What you will do – Every line of the data that contains the string "matplotlib" must be copied.

Records with drawing code

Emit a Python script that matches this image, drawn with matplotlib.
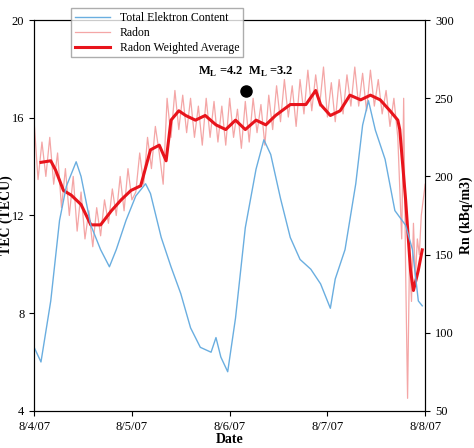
import matplotlib
matplotlib.use("Agg")
import matplotlib.pyplot as plt

plt.rcParams['font.family'] = ['Liberation Serif', 'DejaVu Serif']

tec_day = [0,0.07,0.17,0.26,0.33,0.43,0.48,0.58,0.68,0.77,0.84,0.94,1.04,1.14,1.19,1.30,1.40,1.50,1.60,1.70,1.81,1.86,1.91,1.98,2.06,2.16,2.27,2.35,2.42,2.52,2.62,2.72,2.83,2.93,3.03,3.08,3.18,3.29,3.36,3.42,3.49,3.59,3.69,3.80,3.87,3.93,3.97]
tec_val = [6.6,6.0,8.5,11.8,13.2,14.2,13.6,11.6,10.6,9.9,10.6,11.8,12.8,13.3,12.9,11.1,9.9,8.8,7.4,6.6,6.4,7.0,6.2,5.6,7.8,11.5,13.9,15.1,14.5,12.7,11.1,10.2,9.8,9.2,8.2,9.4,10.6,13.3,15.7,16.7,15.5,14.3,12.2,11.6,10.6,8.5,8.3]

avg_day = [0.07,0.17,0.22,0.30,0.38,0.48,0.58,0.68,0.79,0.89,0.99,1.09,1.19,1.28,1.35,1.40,1.48,1.55,1.65,1.75,1.86,1.96,2.06,2.16,2.27,2.37,2.47,2.62,2.78,2.88,2.93,3.03,3.13,3.23,3.34,3.44,3.54,3.64,3.72,3.74,3.80,3.85,3.88,3.93,3.97]
avg_val = [209,210,204,191,188,182,169,169,178,185,191,194,217,220,210,236,242,239,236,239,233,230,236,230,236,233,239,246,246,255,246,239,242,252,249,252,249,242,236,230,185,140,127,140,153]

raw_day = [0.00,0.04,0.08,0.12,0.16,0.20,0.24,0.28,0.32,0.36,0.40,0.44,0.48,0.52,0.56,0.60,0.64,0.68,0.72,0.76,0.80,0.84,0.88,0.92,0.96,1.00,1.04,1.08,1.12,1.16,1.20,1.24,1.28,1.32,1.36,1.40,1.44,1.48,1.52,1.56,1.60,1.64,1.68,1.72,1.76,1.80,1.84,1.88,1.92,1.96,2.00,2.04,2.08,2.12,2.16,2.20,2.24,2.28,2.32,2.36,2.40,2.44,2.48,2.52,2.56,2.60,2.64,2.68,2.72,2.76,2.80,2.84,2.88,2.92,2.96,3.00,3.04,3.08,3.12,3.16,3.20,3.24,3.28,3.32,3.36,3.40,3.44,3.48,3.52,3.56,3.60,3.64,3.68,3.72,3.76,3.78,3.80,3.82,3.84,3.86,3.88,3.90,3.92,3.94,3.96,4.00]
raw_val = [235,198,222,200,225,195,215,180,205,175,200,165,190,160,178,155,180,162,185,170,192,175,200,178,205,185,190,215,195,225,205,232,215,195,250,225,255,230,252,228,250,225,245,220,250,225,248,222,245,220,250,225,243,218,248,222,250,228,246,220,252,230,258,235,262,238,258,232,262,240,268,242,265,245,270,238,260,235,262,240,265,245,270,245,266,242,268,245,262,240,255,232,250,225,160,250,140,58,150,120,170,135,160,150,175,195]

fig, ax = plt.subplots(figsize=(4.74, 4.48), dpi=100)
fig.subplots_adjust(left=0.072, right=0.897, top=0.955, bottom=0.083)
ax2 = ax.twinx()
l2, = ax2.plot(raw_day, raw_val, color='#f4a6a6', lw=0.9, label='Radon')
l3, = ax2.plot(avg_day, avg_val, color='#e8141c', lw=2.2, label='Radon Weighted Average')
l1, = ax.plot(tec_day, tec_val, color='#6aaee0', lw=1.0, label='Total Elektron Content')
ax.set_zorder(ax2.get_zorder() + 1)
ax.patch.set_visible(False)
ax.plot([2.17], [17.1], 'o', color='black', ms=8)
ax.text(2.17, 17.75, r'M$_\mathregular{L}$ =4.2  M$_\mathregular{L}$ =3.2', ha='center', fontsize=9, fontweight='bold')

ax.set_xlim(0, 4)
ax.set_ylim(4, 20)
ax.set_yticks([4, 8, 12, 16, 20])
ax2.set_ylim(50, 300)
ax2.set_yticks(range(50, 301, 50))
ax.set_xticks([0, 1, 2, 3, 4])
ax.set_xticklabels(['8/4/07', '8/5/07', '8/6/07', '8/7/07', '8/8/07'])
ax.set_xlabel('Date', fontweight='bold', fontsize=10, labelpad=0)
ax.set_ylabel('TEC (TECU)', fontweight='bold', fontsize=10, labelpad=-1)
ax2.set_ylabel('Rn (kBq/m3)', fontweight='bold', fontsize=10)
for a in (ax, ax2):
    a.tick_params(labelsize=9)
leg = ax.legend(handles=[l1, l2, l3], loc='upper left', bbox_to_anchor=(0.08, 1.045), fontsize=8.5,
                frameon=True, fancybox=False, edgecolor='#999999', handlelength=3, labelspacing=0.25,
                borderpad=0.3)
leg.set_zorder(10)
fig.savefig('out.png')
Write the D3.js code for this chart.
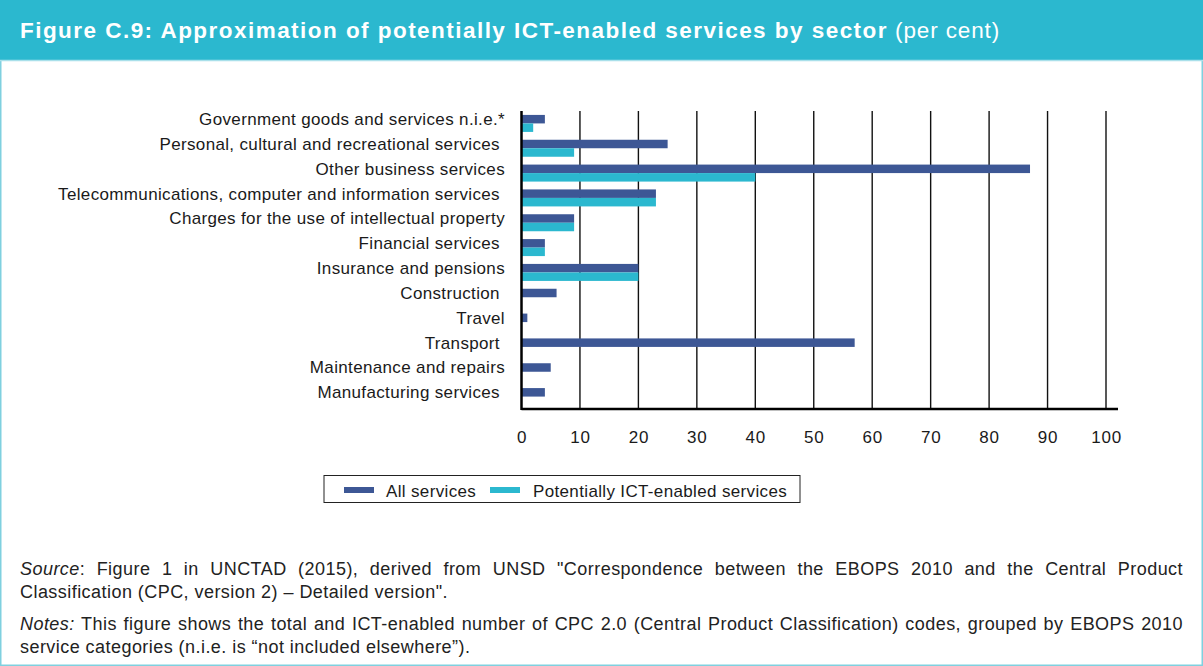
<!DOCTYPE html>
<html><head><meta charset="utf-8">
<script src="https://cdn.jsdelivr.net/npm/d3@7"></script>
<style>
html,body{margin:0;padding:0;background:#fff;}
svg{display:block;font-family:"Liberation Sans",Arial,Helvetica,sans-serif;}
text{white-space:pre;}
</style></head>
<body>
<svg id="chart" width="1203" height="666"></svg>
<script>
const categories = [
  "Government goods and services n.i.e.*",
  "Personal, cultural and recreational services ",
  "Other business services",
  "Telecommunications, computer and information services ",
  "Charges for the use of intellectual property",
  "Financial services ",
  "Insurance and pensions",
  "Construction ",
  "Travel",
  "Transport ",
  "Maintenance and repairs",
  "Manufacturing services "
];
const allServices = [4, 25, 87, 23, 9, 4, 20, 6, 1, 57, 5, 4];
const ictServices = [2, 9, 40, 23, 9, 4, 20, 0, 0, 0, 0, 0];
const seriesNames = ["All services", "Potentially ICT-enabled services"];
const xTicks = [0, 10, 20, 30, 40, 50, 60, 70, 80, 90, 100];

const DARK = "#3d5795", LIGHT = "#2bb8cf", TEAL = "#2bb8cf";
const svg = d3.select("#chart");
const LS = 0.35; // letter spacing for body text

// frame
svg.append("rect").attr("x",0.75).attr("y",0.75).attr("width",1201.5).attr("height",664.5)
  .attr("fill","none").attr("stroke","#7fd0df").attr("stroke-width",1.5);
svg.append("rect").attr("x",0).attr("y",0).attr("width",1203).attr("height",60).attr("fill",TEAL);
svg.append("line").attr("x1",0).attr("x2",1203).attr("y1",60.5).attr("y2",60.5).attr("stroke","#a9e0ea").attr("stroke-width",1.5);

// title
const title = svg.append("text").attr("x",20).attr("y",37.5).attr("fill","#fff").attr("font-size",22.5);
const tb = title.append("tspan").attr("font-weight","bold").text("Figure C.9: Approximation of potentially ICT-enabled services by sector");
const tn = title.append("tspan").attr("font-weight","normal").text(" (per cent)");
{
  const n = tb.text().length;
  const w = tb.node().getComputedTextLength();
  tb.attr("letter-spacing", (868 - w)/n);
  const n2 = tn.text().length, w2 = tn.node().getComputedTextLength();
  tn.attr("letter-spacing", (112 - w2)/n2);
}

const m = {left:521.5, right:1106, top:111, bottom:409};
const x = d3.scaleLinear().domain([0,100]).range([m.left, m.right]);
const y = d3.scaleBand().domain(categories).range([m.top, m.bottom]);
const sub = d3.scaleBand().domain(seriesNames).range([y.bandwidth()/2 - 8.5, y.bandwidth()/2 + 8.5]);

// gridlines
svg.append("g").selectAll("line").data(xTicks.slice(1)).join("line")
  .attr("x1",d=>x(d)).attr("x2",d=>x(d)).attr("y1",m.top).attr("y2",m.bottom)
  .attr("stroke","#111").attr("stroke-width",1.4);

// bars
const data = categories.map((c,i)=>({c, v:[allServices[i], ictServices[i]]}));
const g = svg.append("g");
data.forEach(d=>{
  seriesNames.forEach((s,j)=>{
    if (d.v[j] <= 0) return;
    g.append("rect").attr("x",x(0)).attr("y",y(d.c)+sub(s))
      .attr("width",x(d.v[j])-x(0)).attr("height",sub.bandwidth())
      .attr("fill", j===0?DARK:LIGHT);
  });
});

// axes lines
svg.append("line").attr("x1",m.left).attr("x2",1118).attr("y1",m.bottom).attr("y2",m.bottom).attr("stroke","#000").attr("stroke-width",2.5);
svg.append("line").attr("x1",m.left).attr("x2",m.left).attr("y1",m.top).attr("y2",m.bottom+1).attr("stroke","#000").attr("stroke-width",2.5);

// x axis labels
const xa = svg.append("g").attr("transform",`translate(0,${m.bottom+38})`)
  .call(d3.axisBottom(x).tickValues(xTicks).tickSize(0).tickPadding(0));
xa.select(".domain").remove();
xa.selectAll("text").attr("font-size",17).attr("letter-spacing",0.8).attr("fill","#1a1a1a")
  .attr("font-family","Liberation Sans, Arial, sans-serif").attr("dy","-0.25em");

// y labels
const ya = svg.append("g").attr("transform",`translate(505,0)`)
  .call(d3.axisLeft(y).tickSize(0).tickPadding(0));
ya.select(".domain").remove();
ya.selectAll("text").attr("font-size",17).attr("letter-spacing",LS).attr("fill","#1a1a1a")
  .attr("font-family","Liberation Sans, Arial, sans-serif").attr("dy","0.1em");

// legend
const lg = svg.append("g");
lg.append("rect").attr("x",324).attr("y",475.5).attr("width",476).attr("height",27).attr("fill","#fff").attr("stroke","#222").attr("stroke-width",1);
[[344,386],[490,533]].forEach((p,i)=>{
  lg.append("rect").attr("x",p[0]).attr("y",487).attr("width",30).attr("height",6).attr("fill",i===0?DARK:LIGHT);
  lg.append("text").attr("x",p[1]).attr("y",497).attr("font-size",17).attr("letter-spacing",LS).attr("fill","#1a1a1a").text(seriesNames[i]);
});

// footnotes
const FS = 18;
function footLine(str, yy, italicPrefix, lastLine){
  const t = svg.append("text").attr("x",20).attr("y",yy).attr("font-size",FS).attr("fill","#222").attr("letter-spacing",0.45);
  if (italicPrefix) t.append("tspan").attr("font-style","italic").text(italicPrefix);
  t.append("tspan").text(str);
  if (!lastLine){
    const w = t.node().getComputedTextLength();
    const spaces = ((italicPrefix||"")+str).split(" ").length-1;
    t.attr("word-spacing", (1183-20-w)/spaces);
  }
}
footLine(': Figure 1 in UNCTAD (2015), derived from UNSD "Correspondence between the EBOPS 2010 and the Central Product', 575, "Source", false);
footLine('Classification (CPC, version 2) \u2013 Detailed version".', 598, null, true);
footLine(' This figure shows the total and ICT-enabled number of CPC 2.0 (Central Product Classification) codes, grouped by EBOPS 2010', 630, "Notes:", false);
footLine('service categories (n.i.e. is \u201cnot included elsewhere\u201d).', 653, null, true);
</script>
</body></html>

Written solution –
Emit a Python script that matches this image, drawn with matplotlib.
import matplotlib
matplotlib.use("Agg")
import matplotlib.pyplot as plt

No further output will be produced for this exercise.